Quote only the lines from the line containing "Write the matplotlib code for this chart." to the line containing "dash_capstyle='round', clip_on=False)", with both of those lines included, please, exactly as written.

◆ **LISTING**:
## Start
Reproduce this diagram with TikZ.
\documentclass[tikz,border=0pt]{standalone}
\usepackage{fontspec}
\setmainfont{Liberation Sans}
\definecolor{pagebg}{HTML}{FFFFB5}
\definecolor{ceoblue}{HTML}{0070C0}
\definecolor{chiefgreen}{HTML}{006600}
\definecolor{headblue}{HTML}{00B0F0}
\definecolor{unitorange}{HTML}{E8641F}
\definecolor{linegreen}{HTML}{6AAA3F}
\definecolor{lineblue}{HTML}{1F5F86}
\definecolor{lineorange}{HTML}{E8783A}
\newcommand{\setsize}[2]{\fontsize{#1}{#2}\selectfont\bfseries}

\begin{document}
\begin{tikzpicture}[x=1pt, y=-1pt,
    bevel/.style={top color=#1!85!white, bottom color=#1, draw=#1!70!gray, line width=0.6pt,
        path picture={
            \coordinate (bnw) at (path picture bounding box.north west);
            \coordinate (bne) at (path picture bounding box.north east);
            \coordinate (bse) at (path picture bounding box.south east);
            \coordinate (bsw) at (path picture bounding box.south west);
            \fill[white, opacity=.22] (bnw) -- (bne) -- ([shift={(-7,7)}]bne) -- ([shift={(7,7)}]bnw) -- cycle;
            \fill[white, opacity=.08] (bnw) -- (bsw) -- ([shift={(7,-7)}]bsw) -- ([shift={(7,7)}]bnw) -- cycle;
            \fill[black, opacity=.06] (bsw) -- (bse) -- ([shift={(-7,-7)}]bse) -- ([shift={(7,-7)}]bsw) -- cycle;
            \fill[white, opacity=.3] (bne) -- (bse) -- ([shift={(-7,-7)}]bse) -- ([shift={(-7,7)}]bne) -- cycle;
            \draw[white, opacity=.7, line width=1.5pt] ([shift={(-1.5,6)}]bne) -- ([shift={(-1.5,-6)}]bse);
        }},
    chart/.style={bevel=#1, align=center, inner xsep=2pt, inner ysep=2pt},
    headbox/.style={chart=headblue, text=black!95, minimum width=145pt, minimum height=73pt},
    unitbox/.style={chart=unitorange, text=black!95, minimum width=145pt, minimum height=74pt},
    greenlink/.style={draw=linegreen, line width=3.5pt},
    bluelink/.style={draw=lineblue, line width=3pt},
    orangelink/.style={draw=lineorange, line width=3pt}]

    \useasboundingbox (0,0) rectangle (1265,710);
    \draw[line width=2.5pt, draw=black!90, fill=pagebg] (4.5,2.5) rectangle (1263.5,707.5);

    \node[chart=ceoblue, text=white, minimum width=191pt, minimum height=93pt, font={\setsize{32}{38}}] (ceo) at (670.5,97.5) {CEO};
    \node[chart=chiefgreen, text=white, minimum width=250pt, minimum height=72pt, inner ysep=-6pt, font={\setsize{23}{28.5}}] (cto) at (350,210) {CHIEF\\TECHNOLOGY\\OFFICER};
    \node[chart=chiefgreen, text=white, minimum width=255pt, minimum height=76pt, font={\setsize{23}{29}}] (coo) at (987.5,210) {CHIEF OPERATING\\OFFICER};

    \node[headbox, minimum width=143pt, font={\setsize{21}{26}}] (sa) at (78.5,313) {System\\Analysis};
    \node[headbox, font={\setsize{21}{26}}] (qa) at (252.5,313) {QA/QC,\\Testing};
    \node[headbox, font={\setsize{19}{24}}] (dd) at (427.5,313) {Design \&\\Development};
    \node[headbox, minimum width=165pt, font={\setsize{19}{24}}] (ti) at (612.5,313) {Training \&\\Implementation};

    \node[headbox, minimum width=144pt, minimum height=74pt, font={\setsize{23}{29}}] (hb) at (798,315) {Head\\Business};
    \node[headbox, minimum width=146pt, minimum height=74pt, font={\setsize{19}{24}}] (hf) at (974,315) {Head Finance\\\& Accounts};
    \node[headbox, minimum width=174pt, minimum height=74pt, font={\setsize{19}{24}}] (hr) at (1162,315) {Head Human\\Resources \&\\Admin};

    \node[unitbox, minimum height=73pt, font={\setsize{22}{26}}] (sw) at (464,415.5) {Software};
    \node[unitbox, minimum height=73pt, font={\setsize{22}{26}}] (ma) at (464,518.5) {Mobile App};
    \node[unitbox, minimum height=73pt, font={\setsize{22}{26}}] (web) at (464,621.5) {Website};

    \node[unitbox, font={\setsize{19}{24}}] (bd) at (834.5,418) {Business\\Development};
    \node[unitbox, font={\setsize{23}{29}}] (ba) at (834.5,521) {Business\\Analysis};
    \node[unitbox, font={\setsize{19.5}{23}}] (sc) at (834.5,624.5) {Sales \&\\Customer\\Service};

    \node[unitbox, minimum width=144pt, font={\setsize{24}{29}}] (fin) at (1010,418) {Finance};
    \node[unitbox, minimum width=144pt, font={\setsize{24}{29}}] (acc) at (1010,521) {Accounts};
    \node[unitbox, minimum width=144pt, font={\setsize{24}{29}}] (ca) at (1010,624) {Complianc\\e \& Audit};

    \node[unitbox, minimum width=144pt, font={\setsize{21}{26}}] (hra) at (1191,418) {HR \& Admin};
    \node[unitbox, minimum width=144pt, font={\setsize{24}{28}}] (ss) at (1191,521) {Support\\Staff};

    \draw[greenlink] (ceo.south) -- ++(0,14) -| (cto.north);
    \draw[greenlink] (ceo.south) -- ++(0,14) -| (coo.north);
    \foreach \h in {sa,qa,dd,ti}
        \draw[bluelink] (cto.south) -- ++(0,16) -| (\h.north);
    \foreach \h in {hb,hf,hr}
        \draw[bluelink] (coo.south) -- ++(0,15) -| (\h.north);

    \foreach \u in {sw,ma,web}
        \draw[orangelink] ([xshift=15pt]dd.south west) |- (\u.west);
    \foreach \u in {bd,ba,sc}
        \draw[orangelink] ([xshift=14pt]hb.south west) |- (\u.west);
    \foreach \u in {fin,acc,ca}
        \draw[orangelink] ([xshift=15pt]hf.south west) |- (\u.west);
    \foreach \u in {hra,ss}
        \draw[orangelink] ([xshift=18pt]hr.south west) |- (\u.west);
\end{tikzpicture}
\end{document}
## End
## Start
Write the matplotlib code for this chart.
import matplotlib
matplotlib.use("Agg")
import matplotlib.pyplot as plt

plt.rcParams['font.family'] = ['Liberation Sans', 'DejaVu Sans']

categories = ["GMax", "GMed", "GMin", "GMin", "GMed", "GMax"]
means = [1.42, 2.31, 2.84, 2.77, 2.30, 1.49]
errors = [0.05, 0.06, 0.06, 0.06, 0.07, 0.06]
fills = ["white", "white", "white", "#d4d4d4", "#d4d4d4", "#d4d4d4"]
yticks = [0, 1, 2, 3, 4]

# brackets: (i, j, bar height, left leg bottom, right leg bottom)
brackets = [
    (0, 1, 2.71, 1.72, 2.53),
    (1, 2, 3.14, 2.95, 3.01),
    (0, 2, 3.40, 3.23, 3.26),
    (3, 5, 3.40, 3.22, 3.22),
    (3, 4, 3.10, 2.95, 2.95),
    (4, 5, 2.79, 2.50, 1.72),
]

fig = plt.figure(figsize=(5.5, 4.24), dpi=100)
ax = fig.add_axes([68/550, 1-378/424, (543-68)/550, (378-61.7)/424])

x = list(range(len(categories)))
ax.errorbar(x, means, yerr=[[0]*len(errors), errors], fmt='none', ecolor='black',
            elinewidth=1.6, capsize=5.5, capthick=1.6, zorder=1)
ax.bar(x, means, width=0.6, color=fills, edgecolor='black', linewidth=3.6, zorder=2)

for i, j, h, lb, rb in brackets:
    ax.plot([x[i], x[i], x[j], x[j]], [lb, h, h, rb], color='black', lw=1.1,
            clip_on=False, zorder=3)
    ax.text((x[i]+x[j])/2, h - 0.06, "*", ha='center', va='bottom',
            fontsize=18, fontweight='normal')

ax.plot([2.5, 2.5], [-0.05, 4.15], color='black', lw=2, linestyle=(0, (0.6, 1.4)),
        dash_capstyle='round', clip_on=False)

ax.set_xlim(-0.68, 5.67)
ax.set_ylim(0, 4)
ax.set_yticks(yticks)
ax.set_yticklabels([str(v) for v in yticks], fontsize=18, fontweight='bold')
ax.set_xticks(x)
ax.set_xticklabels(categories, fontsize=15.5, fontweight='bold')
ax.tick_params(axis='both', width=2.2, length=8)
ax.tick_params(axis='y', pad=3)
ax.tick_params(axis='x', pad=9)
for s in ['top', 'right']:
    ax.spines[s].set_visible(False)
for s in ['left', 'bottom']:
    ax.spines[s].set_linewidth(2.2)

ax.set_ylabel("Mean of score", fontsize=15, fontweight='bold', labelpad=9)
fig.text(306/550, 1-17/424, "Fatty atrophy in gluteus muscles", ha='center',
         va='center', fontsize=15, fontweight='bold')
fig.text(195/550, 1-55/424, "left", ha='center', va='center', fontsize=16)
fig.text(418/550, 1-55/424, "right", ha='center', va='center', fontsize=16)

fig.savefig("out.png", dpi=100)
## End
## Start
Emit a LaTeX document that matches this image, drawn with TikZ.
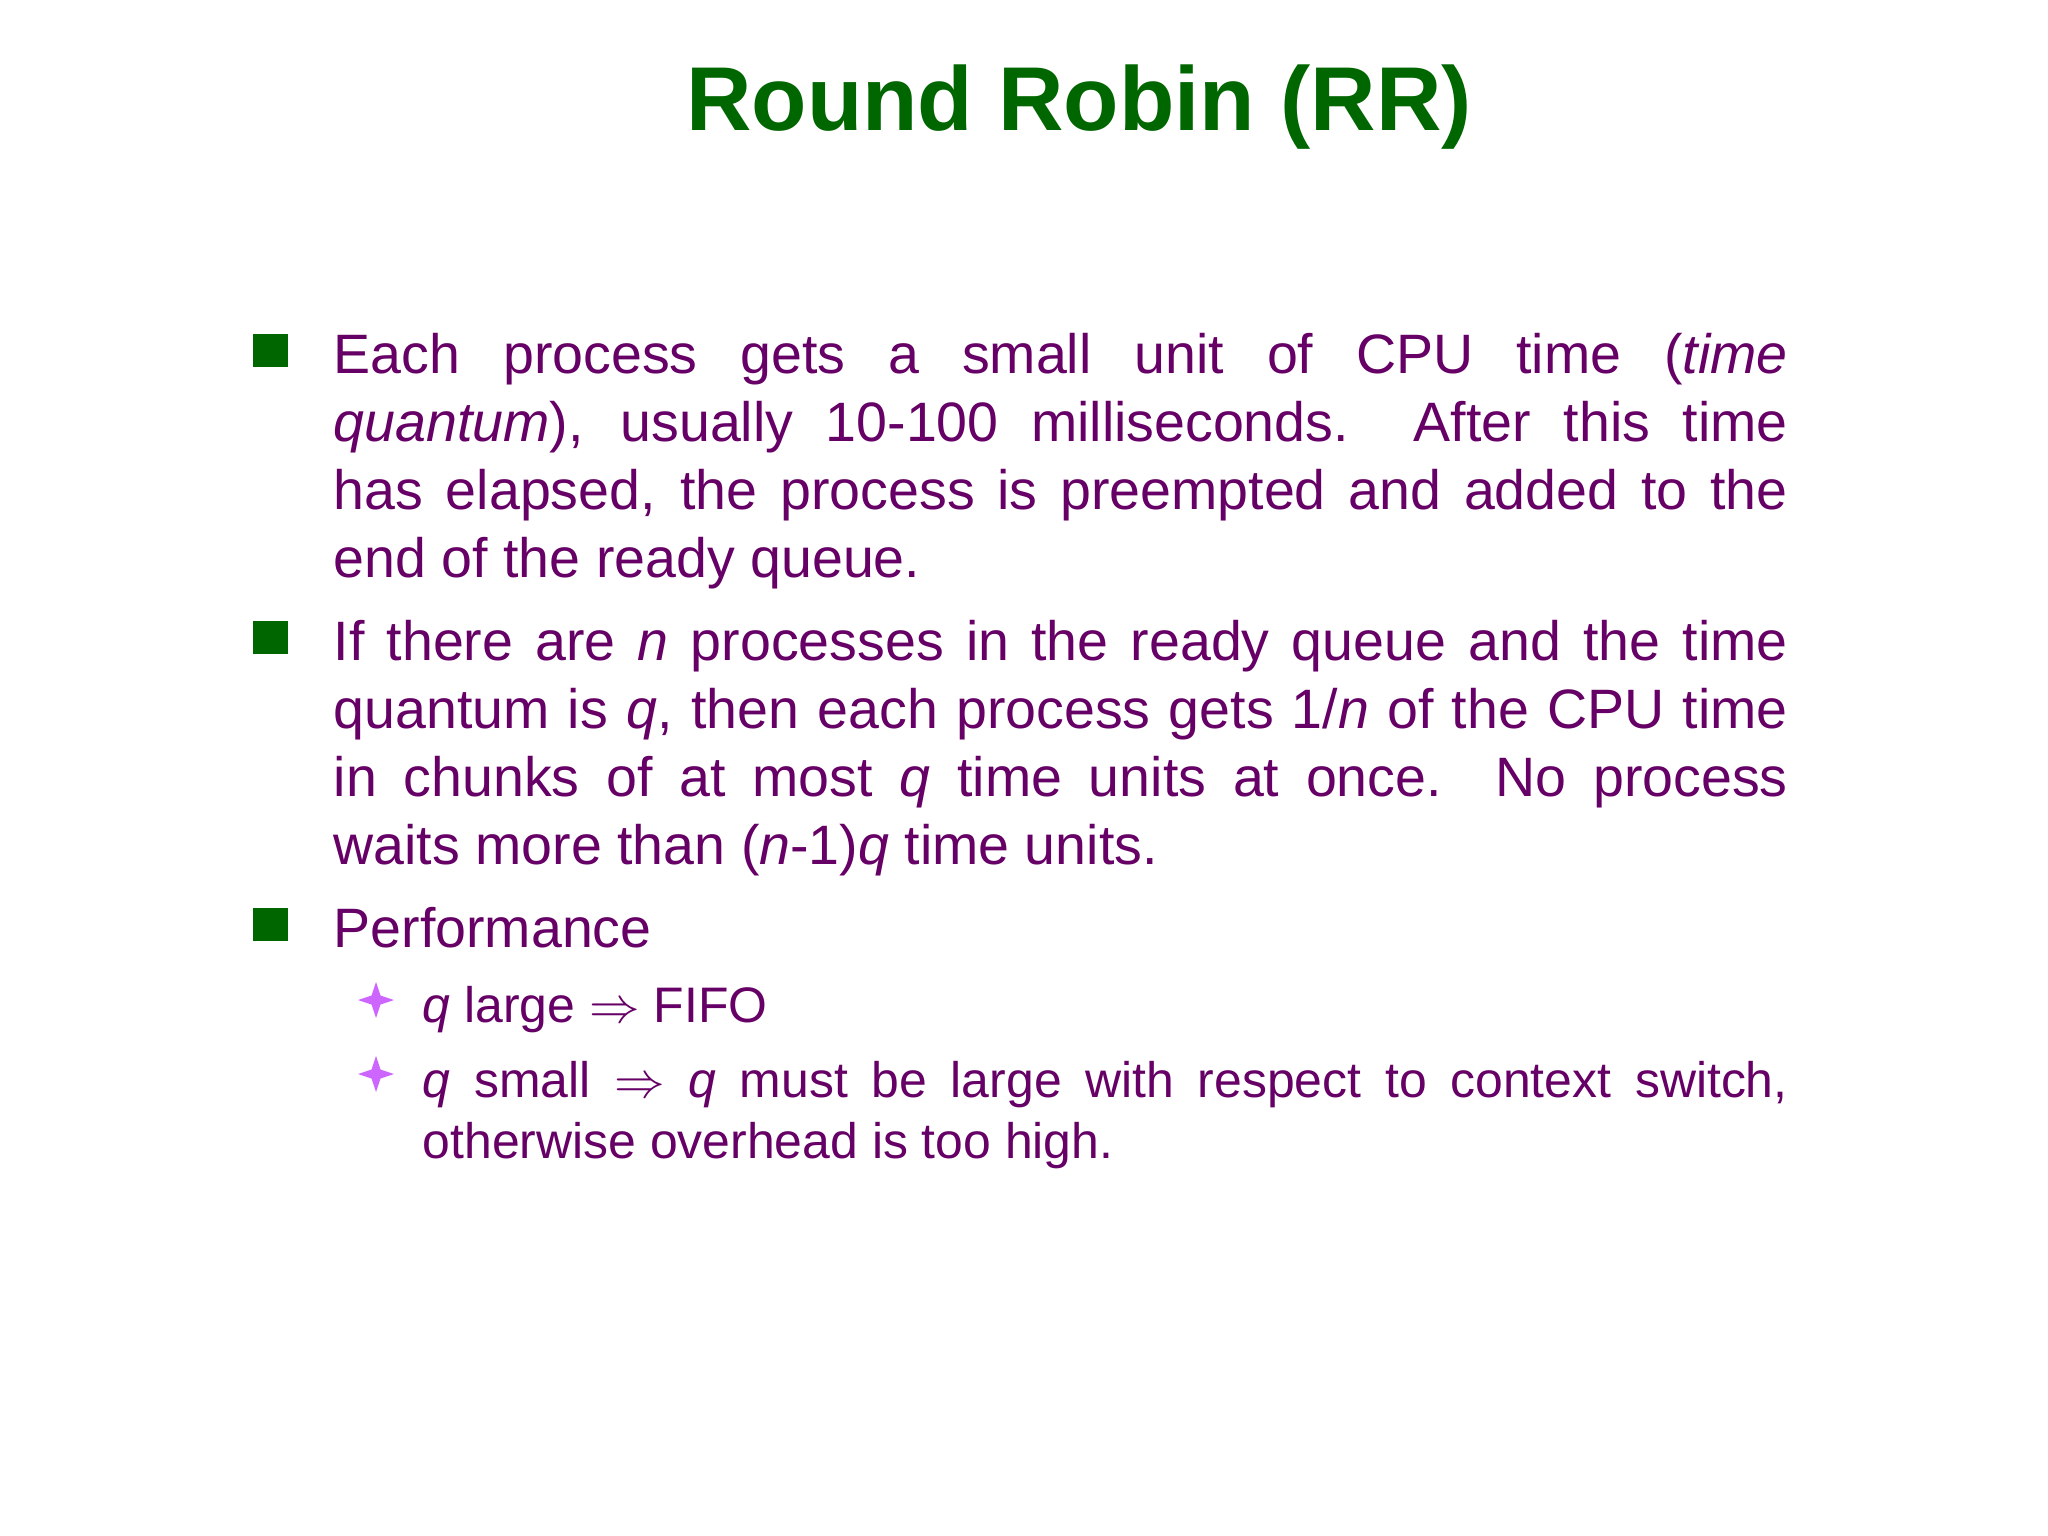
## End
◆ **TASK ANSWER**:
Write the matplotlib code for this chart.
import matplotlib
matplotlib.use("Agg")
import matplotlib.pyplot as plt

plt.rcParams['font.family'] = ['Liberation Sans', 'DejaVu Sans']

categories = ["GMax", "GMed", "GMin", "GMin", "GMed", "GMax"]
means = [1.42, 2.31, 2.84, 2.77, 2.30, 1.49]
errors = [0.05, 0.06, 0.06, 0.06, 0.07, 0.06]
fills = ["white", "white", "white", "#d4d4d4", "#d4d4d4", "#d4d4d4"]
yticks = [0, 1, 2, 3, 4]

# brackets: (i, j, bar height, left leg bottom, right leg bottom)
brackets = [
    (0, 1, 2.71, 1.72, 2.53),
    (1, 2, 3.14, 2.95, 3.01),
    (0, 2, 3.40, 3.23, 3.26),
    (3, 5, 3.40, 3.22, 3.22),
    (3, 4, 3.10, 2.95, 2.95),
    (4, 5, 2.79, 2.50, 1.72),
]

fig = plt.figure(figsize=(5.5, 4.24), dpi=100)
ax = fig.add_axes([68/550, 1-378/424, (543-68)/550, (378-61.7)/424])

x = list(range(len(categories)))
ax.errorbar(x, means, yerr=[[0]*len(errors), errors], fmt='none', ecolor='black',
            elinewidth=1.6, capsize=5.5, capthick=1.6, zorder=1)
ax.bar(x, means, width=0.6, color=fills, edgecolor='black', linewidth=3.6, zorder=2)

for i, j, h, lb, rb in brackets:
    ax.plot([x[i], x[i], x[j], x[j]], [lb, h, h, rb], color='black', lw=1.1,
            clip_on=False, zorder=3)
    ax.text((x[i]+x[j])/2, h - 0.06, "*", ha='center', va='bottom',
            fontsize=18, fontweight='normal')

ax.plot([2.5, 2.5], [-0.05, 4.15], color='black', lw=2, linestyle=(0, (0.6, 1.4)),
        dash_capstyle='round', clip_on=False)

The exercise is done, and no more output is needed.